The electrical potential difference, commonly known as voltage, is essentially the pressure that pushes charged electrons through a conductive path, enabling them to power lights and devices. Measured in volts (V), this electrical pressure is what drives the current needed for all household functions. Understanding the voltage of American outlets is important for device compatibility and safety, especially when dealing with high-power appliances or international electronics.
The Standard Voltage for General Use
The standard power delivered to most outlets in American homes is referred to as a nominal 120 volts (V). The term “nominal” is used because it represents the designated voltage class for a system, rather than a perfectly fixed value. This 120V standard is what powers the everyday appliances found in kitchens, bedrooms, and living areas, such as lamps, televisions, and small kitchen gadgets.
This power is typically delivered through the common three-prong receptacles, which are formally designated as NEMA 5-15R or NEMA 5-20R. The NEMA 5-15R is the most widespread, designed to safely supply 15 amperes of current at 125 volts maximum. The slightly less common NEMA 5-20R outlet, recognizable by a small horizontal slot on one side, is rated for 20 amperes and is often installed for circuits that serve high-draw devices like air conditioners or high-capacity power tools. All modern 120V circuits are supplied as alternating current (AC), which reverses direction at regular intervals, a feature that allows for efficient power transmission from the utility company. The actual voltage at the outlet is permitted to fluctuate slightly around the 120V nominal value, typically staying within a range of 114V to 126V, to account for grid load and distance from the power source.
Powering Large Appliances with Higher Voltage
While 120V is suitable for general use, larger, high-demand appliances require a greater electrical pressure, which is why American homes also use dedicated 240V circuits. This higher voltage is necessary for appliances that contain powerful heating elements or large motors, such as electric clothes dryers, cooking ranges, central air conditioning units, and electric vehicle chargers. Using 240V allows these appliances to draw less current (amperes) for the same amount of power, which ultimately permits the use of smaller, more cost-effective wiring.

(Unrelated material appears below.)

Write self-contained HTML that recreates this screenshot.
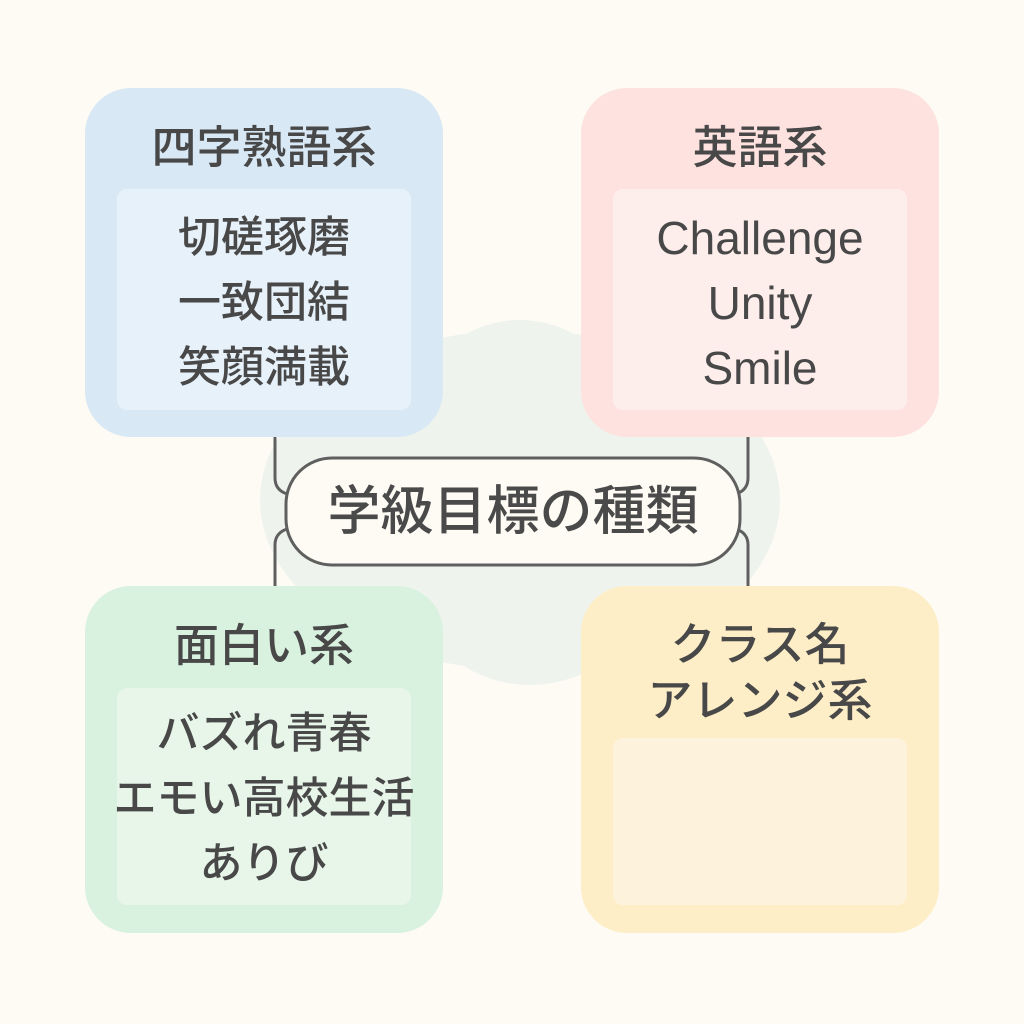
<!DOCTYPE html>
<html><head><meta charset="utf-8"><style>
body{margin:0;width:1024px;height:1024px;background:#fdfbf3;position:relative;overflow:hidden;font-family:"Liberation Sans","Noto Sans CJK JP",sans-serif;color:#484848}
.box{position:absolute;width:358px;border-radius:46px}
.in{position:absolute;left:32px;width:294px;border-radius:10px}
.t{position:absolute;left:0;width:100%;text-align:center;font-size:45px;font-weight:500;line-height:56px}
.it{position:absolute;left:0;width:100%;text-align:center;font-size:43px;font-weight:500;line-height:65px}
</style></head><body>
<svg width="1024" height="1024" style="position:absolute;left:0;top:0">
<ellipse cx="520" cy="500" rx="260" ry="170" fill="#eff3ee"/>
<ellipse cx="520" cy="430" rx="110" ry="110" fill="#eff3ee"/>
<ellipse cx="530" cy="590" rx="110" ry="95" fill="#eff3ee"/>
<g fill="none" stroke="#5f5f5f" stroke-width="3">
<path d="M275 437 V478 Q275 490 287 494"/>
<path d="M275 586 V545 Q275 533 287 529"/>
<path d="M748 437 V478 Q748 490 736 494"/>
<path d="M748 586 V545 Q748 533 736 529"/>
<rect x="286" y="458" width="454" height="107" rx="46" fill="#fdfbf3"/>
</g>
</svg>
<div style="position:absolute;left:286px;top:458px;width:454px;height:107px;line-height:107px;text-align:center;font-size:53px;font-weight:500;color:#4a4a4a">学級目標の種類</div>

<div class="box" style="left:85px;top:88px;height:349px;background:#d8e8f5">
<div class="t" style="top:32px">四字熟語系</div>
<div class="in" style="top:101px;height:221px;background:#e7f1f9"></div>
<div class="it" style="top:118px">切磋琢磨<br>一致団結<br>笑顔満載</div>
</div>
<div class="box" style="left:581px;top:88px;height:349px;background:#fde2e0">
<div class="t" style="top:32px">英語系</div>
<div class="in" style="top:101px;height:221px;background:#fdeeec"></div>
<div class="it" style="top:118px;font-size:46px;font-weight:normal">Challenge<br>Unity<br>Smile</div>
</div>
<div class="box" style="left:581px;top:586px;height:347px;background:#fdeec8">
<div class="t" style="top:31px">クラス名<br>アレンジ系</div>
<div class="in" style="top:152px;height:167px;background:#fdf3dc"></div>
</div>
<div class="box" style="left:85px;top:586px;height:347px;background:#d9f1df">
<div class="t" style="top:32px">面白い系</div>
<div class="in" style="top:102px;height:217px;background:#e8f6ea"></div>
<div class="it" style="top:116px">バズれ青春<br>エモい高校生活<br>ありび</div>
</div>
</body></html>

The availability of both 120V and 240V power within a single home is made possible by a design called a split-phase system. Electricity is delivered to the main electrical panel as 240V, which is then split into two distinct 120V lines, each with respect to a neutral wire. When a device connects to just one of these lines and the neutral, it receives 120V; when an appliance connects to both 120V lines simultaneously, the combined electrical pressure provides the full 240V. Receptacles for 240V devices are noticeably different from standard wall outlets, featuring larger openings and unique prong arrangements, such as the NEMA 6-15 or 14-30 configurations, to prevent accidentally plugging a 120V device into a higher-voltage supply.
Why the Voltage Number Changes
The voltage standard in the United States has undergone a gradual historical evolution, which is the source of much confusion regarding the exact number. The earliest power systems, championed by Thomas Edison, used a nominal 110V. Over the decades, as technology improved and electrical demands increased, the standard was incrementally raised to 115V and eventually stabilized at the current 120V.
Despite the official standard being 120V for decades, older terminology like 110V or 115V persists in common conversation, often used interchangeably with the current standard. Manufacturers design modern appliances to operate reliably within the narrow permissible voltage range, meaning a device labeled for 110V or 115V is intended to function correctly on a 120V system. The actual measured voltage can fluctuate slightly, depending on the instantaneous demand from the power grid and the distance a home is from its local transformer. This slight variation is normal and is the reason the electrical system is designated by a “nominal” value, acknowledging that the precise voltage is rarely an exact number.